- What to produce: Take every line from the first down to the line with "0.90, 0.94, 0.965, 0.98, 0.99, 0.995, 1.0, 1.005, 1.005]" and set it down exactly, without the pictures.

## begin Dataset extract

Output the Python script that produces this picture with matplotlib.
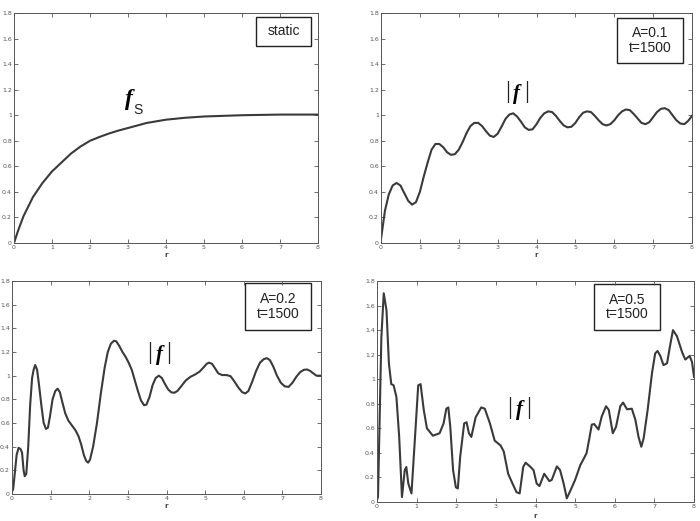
import matplotlib
matplotlib.use("Agg")
import matplotlib.pyplot as plt
from matplotlib.patches import Rectangle

# static profile
r_static = [0, 0.1, 0.25, 0.5, 0.75, 1.0, 1.25, 1.5, 1.75, 2.0, 2.25, 2.5, 2.75,
            3.0, 3.5, 4.0, 4.5, 5.0, 5.5, 6.0, 7.0, 8.0]
f_static = [0, 0.09, 0.21, 0.36, 0.47, 0.56, 0.63, 0.70, 0.755, 0.80, 0.83, 0.857, 0.88,
            0.90, 0.94, 0.965, 0.98, 0.99, 0.995, 1.0, 1.005, 1.005]

# A=0.1
r_a1 = [i / 10 for i in range(81)]
f_a1 = [0.03, 0.25, 0.38, 0.45, 0.47, 0.45, 0.39, 0.33, 0.30, 0.32,
        0.40, 0.52, 0.63, 0.73, 0.775, 0.775, 0.75, 0.71, 0.69, 0.695,
        0.73, 0.79, 0.86, 0.915, 0.94, 0.94, 0.915, 0.875, 0.84, 0.83,
        0.855, 0.91, 0.97, 1.005, 1.015, 0.99, 0.95, 0.905, 0.885, 0.89,
        0.93, 0.98, 1.015, 1.03, 1.025, 0.995, 0.955, 0.92, 0.905, 0.91,
        0.94, 0.985, 1.02, 1.03, 1.025, 0.995, 0.96, 0.93, 0.92, 0.93,
        0.96, 1.0, 1.03, 1.045, 1.04, 1.01, 0.975, 0.94, 0.93, 0.945,
        0.985, 1.025, 1.05, 1.055, 1.04, 1.0, 0.96, 0.935, 0.93, 0.955,
        0.995]

# A=0.2
r_a2 = [0.0, 0.03, 0.08, 0.12, 0.17, 0.22, 0.26, 0.3, 0.33, 0.37, 0.42, 0.47, 0.52,
        0.56, 0.6, 0.65, 0.7, 0.76, 0.82, 0.88, 0.93, 0.98, 1.05, 1.12, 1.18, 1.24,
        1.3, 1.38, 1.46, 1.55, 1.64, 1.72, 1.79, 1.86, 1.92, 1.97, 2.02, 2.1, 2.2,
        2.3, 2.4, 2.48, 2.56, 2.64, 2.7, 2.78, 2.86, 2.94, 3.02, 3.1, 3.18, 3.26,
        3.34, 3.42, 3.48, 3.56, 3.64, 3.72, 3.8, 3.88, 3.96, 4.04, 4.12, 4.2, 4.28,
        4.38, 4.5, 4.62, 4.74, 4.86, 4.96, 5.04, 5.1, 5.18, 5.26, 5.34, 5.44, 5.56,
        5.66, 5.76, 5.86, 5.96, 6.04, 6.12, 6.22, 6.32, 6.42, 6.52, 6.6, 6.68, 6.76,
        6.86, 6.96, 7.06, 7.16, 7.26, 7.36, 7.46, 7.56, 7.64, 7.72, 7.8, 7.88, 8.0]
f_a2 = [0.02, 0.04, 0.2, 0.33, 0.39, 0.38, 0.35, 0.2, 0.15, 0.17, 0.4, 0.75, 0.98,
        1.05, 1.09, 1.05, 0.92, 0.75, 0.6, 0.55, 0.56, 0.65, 0.8, 0.87, 0.89, 0.86,
        0.78, 0.68, 0.62, 0.58, 0.54, 0.49, 0.42, 0.33, 0.28, 0.265, 0.29, 0.4, 0.6,
        0.85, 1.07, 1.2, 1.27, 1.295, 1.29, 1.25, 1.2, 1.16, 1.11, 1.05, 0.96, 0.87,
        0.79, 0.75, 0.755, 0.82, 0.92, 0.98, 1.0, 0.98, 0.93, 0.885, 0.86, 0.855, 0.87,
        0.91, 0.96, 0.99, 1.01, 1.035, 1.07, 1.1, 1.11, 1.1, 1.06, 1.02, 1.005, 1.005,
        0.995, 0.95, 0.9, 0.86, 0.85, 0.87, 0.95, 1.04, 1.11, 1.14, 1.148, 1.13, 1.08,
        1.0, 0.94, 0.91, 0.905, 0.94, 0.99, 1.03, 1.05, 1.052, 1.04, 1.02, 1.0, 1.0]

# A=0.5
r_a5 = [0.0, 0.025, 0.11, 0.17, 0.24, 0.30, 0.36, 0.42, 0.49, 0.56, 0.63, 0.70, 0.74,
        0.79, 0.87, 0.95, 1.04, 1.10, 1.18, 1.26, 1.41, 1.58, 1.68, 1.75, 1.80, 1.85,
        1.92, 1.99, 2.04, 2.10, 2.20, 2.26, 2.32, 2.38, 2.49, 2.63, 2.72, 2.85, 2.97,
        3.12, 3.20, 3.31, 3.42, 3.52, 3.60, 3.69, 3.75, 3.86, 3.95, 4.03, 4.10, 4.22,
        4.35, 4.41, 4.54, 4.62, 4.71, 4.79, 4.87, 5.0, 5.13, 5.23, 5.29, 5.36, 5.42,
        5.48, 5.59, 5.67, 5.78, 5.85, 5.95, 6.03, 6.14, 6.21, 6.31, 6.43, 6.52, 6.6,
        6.67, 6.73, 6.83, 6.94, 7.02, 7.08, 7.15, 7.23, 7.32, 7.40, 7.47, 7.57, 7.70,
        7.78, 7.89, 7.95, 8.0]
f_a5 = [0.02, 0.04, 1.34, 1.70, 1.56, 1.13, 0.96, 0.95, 0.855, 0.53, 0.04, 0.26, 0.285,
        0.15, 0.07, 0.48, 0.95, 0.96, 0.75, 0.6, 0.54, 0.56, 0.64, 0.76, 0.77, 0.61,
        0.26, 0.12, 0.11, 0.37, 0.64, 0.65, 0.56, 0.53, 0.69, 0.77, 0.76, 0.64, 0.50,
        0.46, 0.41, 0.23, 0.15, 0.08, 0.07, 0.285, 0.32, 0.29, 0.26, 0.15, 0.13, 0.23,
        0.17, 0.18, 0.29, 0.26, 0.15, 0.03, 0.085, 0.18, 0.30, 0.36, 0.40, 0.52, 0.63,
        0.635, 0.59, 0.695, 0.78, 0.75, 0.56, 0.61, 0.78, 0.81, 0.755, 0.76, 0.67, 0.53,
        0.45, 0.52, 0.75, 1.05, 1.21, 1.23, 1.19, 1.115, 1.13, 1.28, 1.40, 1.35, 1.22,
        1.16, 1.19, 1.14, 1.02]

box_texts = ["static", "A=0.1\nt=1500", "A=0.2\nt=1500", "A=0.5\nt=1500"]
yticks = [0, 0.2, 0.4, 0.6, 0.8, 1, 1.2, 1.4, 1.6, 1.8]
ytick_labels = ["0", "0.2", "0.4", "0.6", "0.8", "1", "1.2", "1.4", "1.6", "1.8"]
xticks = [0, 1, 2, 3, 4, 5, 6, 7, 8]

fig = plt.figure(figsize=(7, 5.21), dpi=100)

positions = [
    [14 / 700, 278 / 521, 304 / 700, 230 / 521],
    [381 / 700, 278 / 521, 311 / 700, 230 / 521],
    [12 / 700, 27 / 521, 309 / 700, 213 / 521],
    [377 / 700, 19 / 521, 317 / 700, 221 / 521],
]
boxes = [
    (0.796, 0.857, 0.181, 0.126),
    (0.759, 0.783, 0.212, 0.195),
    (0.754, 0.770, 0.214, 0.220),
    (0.685, 0.778, 0.208, 0.208),
]
series = [(r_static, f_static), (r_a1, f_a1), (r_a2, f_a2), (r_a5, f_a5)]
label_pos = [None, (3.49, 1.18), (3.81, 1.19), (3.59, 0.765)]
xlabel_pad = [1.5, 1.5, 1.5, 2.5]

for i in range(4):
    ax = fig.add_axes(positions[i])
    r, f = series[i]
    ax.plot(r, f, color="#3a3a3a", lw=1.5)
    ax.set_xlim(0, 8)
    ax.set_ylim(0, 1.8)
    ax.set_xticks(xticks)
    ax.set_xticklabels([str(t) for t in xticks])
    ax.set_yticks(yticks)
    ax.set_yticklabels(ytick_labels)
    ax.tick_params(direction="in", length=3, width=0.6, top=True, right=True,
                   labelsize=4.5, labelcolor="#555555", color="#555555", pad=1.5)
    for s in ax.spines.values():
        s.set_linewidth(0.7)
        s.set_color("#555555")
    ax.set_xlabel("r", fontsize=5, fontweight="bold", color="#444444", labelpad=xlabel_pad[i])

    bx, by, bw, bh = boxes[i]
    ax.add_patch(Rectangle((bx, by), bw, bh, transform=ax.transAxes, fill=False,
                           edgecolor="#222222", lw=1.0))
    ax.text(bx + bw / 2, by + bh / 2, box_texts[i], transform=ax.transAxes,
            ha="center", va="center", fontsize=10, family="Liberation Sans",
            color="#222222", linespacing=1.05)

    if i == 0:
        ax.text(3.03, 1.12, "f", ha="center", va="center", fontsize=17,
                family="Liberation Serif", fontweight="bold", style="italic")
        ax.text(3.25, 1.04, "S", ha="center", va="center", fontsize=10,
                family="Liberation Sans", color="#222222")
    else:
        x, y = label_pos[i]
        ax.text(x - 0.245, y, "|", ha="center", va="center", fontsize=18,
                family="Liberation Serif", color="#222222")
        ax.text(x + 0.245, y, "|", ha="center", va="center", fontsize=18,
                family="Liberation Serif", color="#222222")
        ax.text(x, y - 0.015, "f", ha="center", va="center", fontsize=15,
                family="Liberation Serif", fontweight="bold", style="italic")

fig.savefig("out.png", dpi=100)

## end Dataset extract

- Solution for this problem:
Output the Python script that produces this picture with matplotlib.
import matplotlib
matplotlib.use("Agg")
import matplotlib.pyplot as plt
from matplotlib.patches import Rectangle

# static profile
r_static = [0, 0.1, 0.25, 0.5, 0.75, 1.0, 1.25, 1.5, 1.75, 2.0, 2.25, 2.5, 2.75,
            3.0, 3.5, 4.0, 4.5, 5.0, 5.5, 6.0, 7.0, 8.0]
f_static = [0, 0.09, 0.21, 0.36, 0.47, 0.56, 0.63, 0.70, 0.755, 0.80, 0.83, 0.857, 0.88,
            0.90, 0.94, 0.965, 0.98, 0.99, 0.995, 1.0, 1.005, 1.005]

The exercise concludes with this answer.